» Aim of the exercise:
Only the lines from the one containing "Give me the TikZ source for this diagram." through the one containing "(0,0) rectangle (959,849);" should be duplicated, exactly as they appear. Pictures are to be left out.
• • • • •
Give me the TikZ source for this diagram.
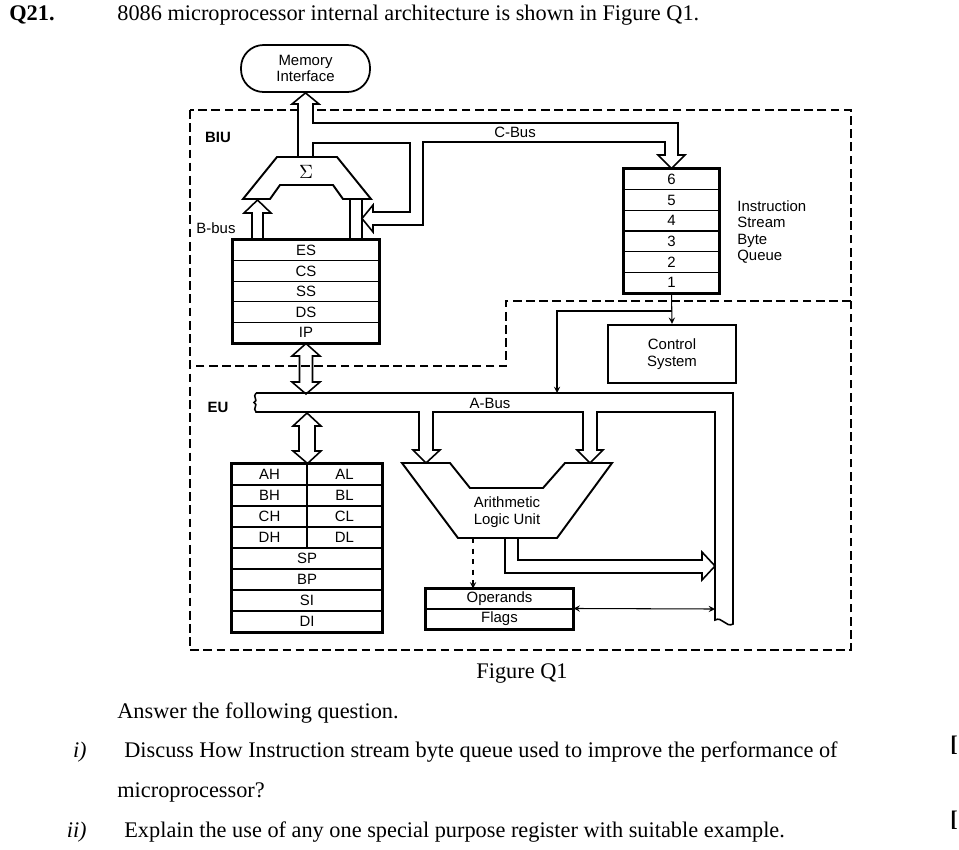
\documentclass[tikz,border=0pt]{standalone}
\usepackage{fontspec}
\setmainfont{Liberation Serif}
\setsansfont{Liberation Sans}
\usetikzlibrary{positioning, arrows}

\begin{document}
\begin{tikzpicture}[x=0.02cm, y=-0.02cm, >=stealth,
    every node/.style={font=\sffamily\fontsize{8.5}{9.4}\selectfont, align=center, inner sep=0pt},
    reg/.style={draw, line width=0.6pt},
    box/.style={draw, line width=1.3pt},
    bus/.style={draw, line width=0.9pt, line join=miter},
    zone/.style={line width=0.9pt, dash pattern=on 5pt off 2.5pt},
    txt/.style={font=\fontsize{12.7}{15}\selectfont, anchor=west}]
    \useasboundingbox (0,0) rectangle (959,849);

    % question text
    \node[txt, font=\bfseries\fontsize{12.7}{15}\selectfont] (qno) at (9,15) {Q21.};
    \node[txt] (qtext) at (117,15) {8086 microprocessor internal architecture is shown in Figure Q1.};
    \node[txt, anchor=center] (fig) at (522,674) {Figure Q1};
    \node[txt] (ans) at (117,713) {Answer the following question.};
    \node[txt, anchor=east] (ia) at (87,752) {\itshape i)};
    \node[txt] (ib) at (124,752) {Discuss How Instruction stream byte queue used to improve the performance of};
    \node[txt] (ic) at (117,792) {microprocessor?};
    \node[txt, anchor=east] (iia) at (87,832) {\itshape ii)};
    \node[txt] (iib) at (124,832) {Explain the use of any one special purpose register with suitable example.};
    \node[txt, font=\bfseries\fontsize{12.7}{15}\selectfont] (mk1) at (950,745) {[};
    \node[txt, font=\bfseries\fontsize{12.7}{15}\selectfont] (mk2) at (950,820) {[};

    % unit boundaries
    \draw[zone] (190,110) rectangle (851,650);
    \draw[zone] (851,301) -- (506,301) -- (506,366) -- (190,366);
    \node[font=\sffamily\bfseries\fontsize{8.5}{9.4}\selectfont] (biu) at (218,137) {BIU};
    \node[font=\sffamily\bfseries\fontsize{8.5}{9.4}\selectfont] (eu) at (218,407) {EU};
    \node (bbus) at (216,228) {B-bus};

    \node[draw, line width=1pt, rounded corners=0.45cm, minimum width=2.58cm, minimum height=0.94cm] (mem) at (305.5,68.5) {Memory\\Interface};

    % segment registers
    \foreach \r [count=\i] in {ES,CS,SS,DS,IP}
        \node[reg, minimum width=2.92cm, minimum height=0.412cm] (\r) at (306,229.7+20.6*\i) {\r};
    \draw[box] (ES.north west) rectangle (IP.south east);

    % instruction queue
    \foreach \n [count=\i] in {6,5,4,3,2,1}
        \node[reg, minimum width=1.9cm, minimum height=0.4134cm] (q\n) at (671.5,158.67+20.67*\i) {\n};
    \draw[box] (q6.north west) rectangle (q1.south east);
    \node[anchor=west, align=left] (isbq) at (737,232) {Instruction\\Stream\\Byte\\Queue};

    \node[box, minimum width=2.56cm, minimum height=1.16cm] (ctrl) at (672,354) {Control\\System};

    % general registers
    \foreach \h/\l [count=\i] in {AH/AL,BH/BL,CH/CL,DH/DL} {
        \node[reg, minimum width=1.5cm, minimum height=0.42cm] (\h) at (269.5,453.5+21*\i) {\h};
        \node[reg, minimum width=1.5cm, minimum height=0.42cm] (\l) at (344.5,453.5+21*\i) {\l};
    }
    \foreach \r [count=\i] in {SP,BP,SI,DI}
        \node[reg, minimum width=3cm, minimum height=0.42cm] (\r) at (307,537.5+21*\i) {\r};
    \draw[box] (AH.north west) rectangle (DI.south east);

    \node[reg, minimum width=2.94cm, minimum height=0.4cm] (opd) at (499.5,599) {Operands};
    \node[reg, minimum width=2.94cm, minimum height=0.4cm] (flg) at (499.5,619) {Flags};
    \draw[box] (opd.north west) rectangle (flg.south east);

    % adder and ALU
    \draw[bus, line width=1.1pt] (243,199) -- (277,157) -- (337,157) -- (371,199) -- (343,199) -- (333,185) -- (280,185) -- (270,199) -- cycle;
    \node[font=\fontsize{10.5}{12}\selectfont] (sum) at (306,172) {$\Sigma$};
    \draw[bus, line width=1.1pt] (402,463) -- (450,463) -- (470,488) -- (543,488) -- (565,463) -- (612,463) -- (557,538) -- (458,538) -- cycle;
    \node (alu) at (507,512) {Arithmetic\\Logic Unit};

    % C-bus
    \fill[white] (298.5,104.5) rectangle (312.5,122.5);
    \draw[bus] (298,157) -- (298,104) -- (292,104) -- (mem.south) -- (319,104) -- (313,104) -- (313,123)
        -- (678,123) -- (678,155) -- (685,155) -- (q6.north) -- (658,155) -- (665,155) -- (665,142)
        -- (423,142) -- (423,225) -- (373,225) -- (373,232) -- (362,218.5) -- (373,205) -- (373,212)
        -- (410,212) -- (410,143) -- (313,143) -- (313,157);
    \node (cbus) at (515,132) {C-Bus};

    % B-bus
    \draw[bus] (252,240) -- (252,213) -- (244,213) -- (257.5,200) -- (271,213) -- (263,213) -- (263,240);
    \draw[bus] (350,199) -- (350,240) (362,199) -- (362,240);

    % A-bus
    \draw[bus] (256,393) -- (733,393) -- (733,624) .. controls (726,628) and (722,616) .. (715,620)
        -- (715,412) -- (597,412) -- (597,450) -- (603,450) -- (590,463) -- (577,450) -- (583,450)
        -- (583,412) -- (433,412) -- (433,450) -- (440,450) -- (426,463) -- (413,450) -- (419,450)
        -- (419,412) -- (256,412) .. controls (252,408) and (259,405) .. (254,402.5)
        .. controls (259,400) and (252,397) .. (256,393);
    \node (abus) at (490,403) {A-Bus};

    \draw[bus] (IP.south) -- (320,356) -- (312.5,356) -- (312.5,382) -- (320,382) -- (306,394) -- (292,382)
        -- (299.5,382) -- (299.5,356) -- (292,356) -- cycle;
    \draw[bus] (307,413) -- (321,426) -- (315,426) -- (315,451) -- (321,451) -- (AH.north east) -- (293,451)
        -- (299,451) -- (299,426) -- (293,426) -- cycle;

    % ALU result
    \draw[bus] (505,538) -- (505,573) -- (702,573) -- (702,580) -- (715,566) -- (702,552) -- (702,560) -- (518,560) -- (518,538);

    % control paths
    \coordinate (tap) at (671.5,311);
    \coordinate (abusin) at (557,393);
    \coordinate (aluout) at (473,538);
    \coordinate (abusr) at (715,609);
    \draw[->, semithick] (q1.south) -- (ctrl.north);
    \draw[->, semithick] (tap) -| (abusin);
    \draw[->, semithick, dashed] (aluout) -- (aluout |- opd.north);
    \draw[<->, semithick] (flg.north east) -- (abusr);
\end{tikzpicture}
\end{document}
• • • • •
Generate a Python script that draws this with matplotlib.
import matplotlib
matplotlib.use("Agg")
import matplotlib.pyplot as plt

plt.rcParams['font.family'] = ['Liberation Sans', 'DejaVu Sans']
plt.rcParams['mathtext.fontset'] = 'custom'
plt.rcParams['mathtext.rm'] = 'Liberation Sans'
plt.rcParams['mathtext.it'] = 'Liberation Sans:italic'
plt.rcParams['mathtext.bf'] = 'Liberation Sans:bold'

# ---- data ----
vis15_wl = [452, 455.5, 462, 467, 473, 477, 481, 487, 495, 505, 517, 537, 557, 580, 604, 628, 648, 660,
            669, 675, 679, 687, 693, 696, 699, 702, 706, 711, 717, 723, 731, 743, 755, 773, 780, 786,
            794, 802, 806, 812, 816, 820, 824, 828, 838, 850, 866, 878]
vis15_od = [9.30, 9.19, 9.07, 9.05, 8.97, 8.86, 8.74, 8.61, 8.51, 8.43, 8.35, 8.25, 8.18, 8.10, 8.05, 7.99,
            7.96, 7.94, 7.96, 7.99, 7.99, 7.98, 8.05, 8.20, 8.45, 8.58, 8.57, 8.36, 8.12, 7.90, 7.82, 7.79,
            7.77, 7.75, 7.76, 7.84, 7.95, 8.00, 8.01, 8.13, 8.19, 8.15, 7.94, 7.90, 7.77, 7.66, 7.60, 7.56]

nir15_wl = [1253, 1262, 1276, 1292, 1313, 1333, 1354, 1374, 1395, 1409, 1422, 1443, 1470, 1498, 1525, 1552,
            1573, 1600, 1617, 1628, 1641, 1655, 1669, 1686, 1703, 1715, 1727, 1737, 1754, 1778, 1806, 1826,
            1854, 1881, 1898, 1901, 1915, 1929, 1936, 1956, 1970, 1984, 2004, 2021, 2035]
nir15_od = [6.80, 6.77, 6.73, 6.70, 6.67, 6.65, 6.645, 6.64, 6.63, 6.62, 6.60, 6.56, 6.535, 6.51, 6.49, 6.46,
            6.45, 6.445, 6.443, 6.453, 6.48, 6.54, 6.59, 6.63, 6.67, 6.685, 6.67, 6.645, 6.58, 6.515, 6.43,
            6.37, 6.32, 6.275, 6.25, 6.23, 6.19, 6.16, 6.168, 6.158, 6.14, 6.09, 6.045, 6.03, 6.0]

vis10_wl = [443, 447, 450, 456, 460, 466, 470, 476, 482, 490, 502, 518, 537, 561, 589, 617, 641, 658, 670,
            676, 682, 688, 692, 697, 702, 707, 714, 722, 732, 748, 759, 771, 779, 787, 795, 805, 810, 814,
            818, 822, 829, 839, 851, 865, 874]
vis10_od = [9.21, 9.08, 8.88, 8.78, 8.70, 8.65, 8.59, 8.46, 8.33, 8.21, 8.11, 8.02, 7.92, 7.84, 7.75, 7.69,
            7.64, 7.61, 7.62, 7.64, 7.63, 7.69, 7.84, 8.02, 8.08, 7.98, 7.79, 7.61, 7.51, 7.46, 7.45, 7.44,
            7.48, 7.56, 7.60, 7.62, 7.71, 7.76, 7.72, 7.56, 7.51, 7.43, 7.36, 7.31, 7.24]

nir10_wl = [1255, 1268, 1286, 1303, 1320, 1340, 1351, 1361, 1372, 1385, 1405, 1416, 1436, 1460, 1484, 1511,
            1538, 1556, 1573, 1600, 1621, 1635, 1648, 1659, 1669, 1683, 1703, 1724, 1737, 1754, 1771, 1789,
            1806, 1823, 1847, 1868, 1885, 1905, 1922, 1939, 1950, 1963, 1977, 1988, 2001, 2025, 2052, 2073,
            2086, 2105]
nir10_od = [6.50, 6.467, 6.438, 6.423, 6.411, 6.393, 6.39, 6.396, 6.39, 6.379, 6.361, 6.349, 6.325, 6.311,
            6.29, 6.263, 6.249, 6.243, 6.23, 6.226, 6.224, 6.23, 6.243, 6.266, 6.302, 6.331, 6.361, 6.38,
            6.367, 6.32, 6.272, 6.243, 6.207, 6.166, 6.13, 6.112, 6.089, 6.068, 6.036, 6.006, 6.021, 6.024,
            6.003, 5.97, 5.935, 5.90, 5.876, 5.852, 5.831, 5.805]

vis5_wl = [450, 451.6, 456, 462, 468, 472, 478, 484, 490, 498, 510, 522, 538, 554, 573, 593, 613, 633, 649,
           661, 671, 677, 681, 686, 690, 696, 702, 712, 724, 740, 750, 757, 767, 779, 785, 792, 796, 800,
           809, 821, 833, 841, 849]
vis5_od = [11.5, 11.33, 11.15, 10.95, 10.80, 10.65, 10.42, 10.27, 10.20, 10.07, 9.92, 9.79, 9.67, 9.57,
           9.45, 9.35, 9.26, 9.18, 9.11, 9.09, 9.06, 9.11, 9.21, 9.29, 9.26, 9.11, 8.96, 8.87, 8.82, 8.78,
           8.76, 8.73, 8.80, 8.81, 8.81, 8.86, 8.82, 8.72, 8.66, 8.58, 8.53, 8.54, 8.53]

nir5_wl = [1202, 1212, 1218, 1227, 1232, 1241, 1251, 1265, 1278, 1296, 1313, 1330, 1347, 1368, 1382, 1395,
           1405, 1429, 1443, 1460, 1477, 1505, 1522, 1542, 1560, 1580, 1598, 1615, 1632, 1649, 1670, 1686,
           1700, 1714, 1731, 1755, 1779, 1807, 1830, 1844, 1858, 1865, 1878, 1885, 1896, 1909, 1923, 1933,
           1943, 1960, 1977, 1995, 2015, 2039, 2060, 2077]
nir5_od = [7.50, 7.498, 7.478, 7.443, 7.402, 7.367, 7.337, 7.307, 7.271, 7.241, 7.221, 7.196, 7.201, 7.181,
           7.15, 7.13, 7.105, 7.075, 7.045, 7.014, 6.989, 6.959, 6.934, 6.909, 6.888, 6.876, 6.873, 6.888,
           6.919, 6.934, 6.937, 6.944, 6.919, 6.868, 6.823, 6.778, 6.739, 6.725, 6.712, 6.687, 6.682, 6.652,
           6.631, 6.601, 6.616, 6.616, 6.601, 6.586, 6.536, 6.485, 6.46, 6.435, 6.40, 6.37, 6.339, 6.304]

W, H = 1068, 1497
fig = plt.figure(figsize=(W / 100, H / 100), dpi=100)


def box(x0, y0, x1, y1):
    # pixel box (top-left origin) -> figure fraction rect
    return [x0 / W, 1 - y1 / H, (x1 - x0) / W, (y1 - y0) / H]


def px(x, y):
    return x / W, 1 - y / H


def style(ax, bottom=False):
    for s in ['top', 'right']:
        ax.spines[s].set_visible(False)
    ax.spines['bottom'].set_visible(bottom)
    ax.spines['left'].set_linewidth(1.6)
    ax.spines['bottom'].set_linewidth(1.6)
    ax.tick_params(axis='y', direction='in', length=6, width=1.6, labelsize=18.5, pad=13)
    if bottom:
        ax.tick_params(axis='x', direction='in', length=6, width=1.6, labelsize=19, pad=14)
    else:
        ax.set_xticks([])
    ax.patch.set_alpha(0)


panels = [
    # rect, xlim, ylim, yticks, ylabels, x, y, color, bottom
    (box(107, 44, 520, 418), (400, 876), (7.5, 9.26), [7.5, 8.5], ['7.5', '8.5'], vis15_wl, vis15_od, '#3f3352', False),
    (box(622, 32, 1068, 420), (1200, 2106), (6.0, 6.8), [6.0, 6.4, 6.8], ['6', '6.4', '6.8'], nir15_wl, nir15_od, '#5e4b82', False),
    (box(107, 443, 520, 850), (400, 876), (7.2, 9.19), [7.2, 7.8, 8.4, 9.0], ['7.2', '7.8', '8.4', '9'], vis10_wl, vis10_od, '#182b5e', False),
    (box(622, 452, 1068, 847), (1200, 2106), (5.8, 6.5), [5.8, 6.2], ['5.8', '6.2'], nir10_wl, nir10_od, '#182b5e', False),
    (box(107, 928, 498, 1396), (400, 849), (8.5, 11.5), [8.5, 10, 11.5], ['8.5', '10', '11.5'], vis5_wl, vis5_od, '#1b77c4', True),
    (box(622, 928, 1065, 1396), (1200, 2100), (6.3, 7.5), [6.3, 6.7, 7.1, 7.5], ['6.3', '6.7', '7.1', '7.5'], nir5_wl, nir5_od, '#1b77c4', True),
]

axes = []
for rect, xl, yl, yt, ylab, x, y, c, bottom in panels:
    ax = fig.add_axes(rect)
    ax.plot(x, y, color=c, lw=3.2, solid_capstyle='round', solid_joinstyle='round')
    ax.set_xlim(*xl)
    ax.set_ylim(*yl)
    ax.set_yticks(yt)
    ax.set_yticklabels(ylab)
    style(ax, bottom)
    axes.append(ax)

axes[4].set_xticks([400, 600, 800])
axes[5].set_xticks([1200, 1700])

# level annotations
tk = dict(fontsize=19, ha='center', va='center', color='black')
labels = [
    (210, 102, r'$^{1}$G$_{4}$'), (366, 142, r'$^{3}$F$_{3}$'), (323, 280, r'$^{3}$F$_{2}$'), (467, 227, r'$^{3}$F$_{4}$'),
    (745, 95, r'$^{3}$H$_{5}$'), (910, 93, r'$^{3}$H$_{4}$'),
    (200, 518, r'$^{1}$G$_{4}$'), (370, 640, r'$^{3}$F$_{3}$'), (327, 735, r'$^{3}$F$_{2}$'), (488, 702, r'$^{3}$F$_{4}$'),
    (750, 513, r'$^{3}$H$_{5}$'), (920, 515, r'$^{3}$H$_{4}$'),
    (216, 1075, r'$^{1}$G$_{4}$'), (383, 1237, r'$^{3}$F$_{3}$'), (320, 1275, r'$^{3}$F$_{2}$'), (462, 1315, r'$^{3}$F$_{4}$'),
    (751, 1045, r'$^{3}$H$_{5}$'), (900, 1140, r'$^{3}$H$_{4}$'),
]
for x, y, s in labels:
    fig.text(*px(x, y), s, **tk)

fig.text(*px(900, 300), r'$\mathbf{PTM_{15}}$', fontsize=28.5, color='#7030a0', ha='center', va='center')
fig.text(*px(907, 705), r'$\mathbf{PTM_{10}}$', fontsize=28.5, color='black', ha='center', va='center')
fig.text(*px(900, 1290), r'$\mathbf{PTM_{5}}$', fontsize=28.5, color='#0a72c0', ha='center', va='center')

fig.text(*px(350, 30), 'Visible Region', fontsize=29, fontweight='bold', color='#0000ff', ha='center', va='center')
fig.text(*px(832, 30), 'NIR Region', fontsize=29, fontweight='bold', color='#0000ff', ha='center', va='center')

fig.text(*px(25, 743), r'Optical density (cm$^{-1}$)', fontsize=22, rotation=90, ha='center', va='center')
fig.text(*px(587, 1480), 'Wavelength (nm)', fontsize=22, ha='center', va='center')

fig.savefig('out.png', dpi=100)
• • • • •
» Solved exercise:
Give me the TikZ source for this diagram.
\documentclass[tikz,border=0pt]{standalone}
\usepackage{fontspec}
\setmainfont{Liberation Serif}
\setsansfont{Liberation Sans}
\usetikzlibrary{positioning, arrows}

\begin{document}
\begin{tikzpicture}[x=0.02cm, y=-0.02cm, >=stealth,
    every node/.style={font=\sffamily\fontsize{8.5}{9.4}\selectfont, align=center, inner sep=0pt},
    reg/.style={draw, line width=0.6pt},
    box/.style={draw, line width=1.3pt},
    bus/.style={draw, line width=0.9pt, line join=miter},
    zone/.style={line width=0.9pt, dash pattern=on 5pt off 2.5pt},
    txt/.style={font=\fontsize{12.7}{15}\selectfont, anchor=west}]
    \useasboundingbox (0,0) rectangle (959,849);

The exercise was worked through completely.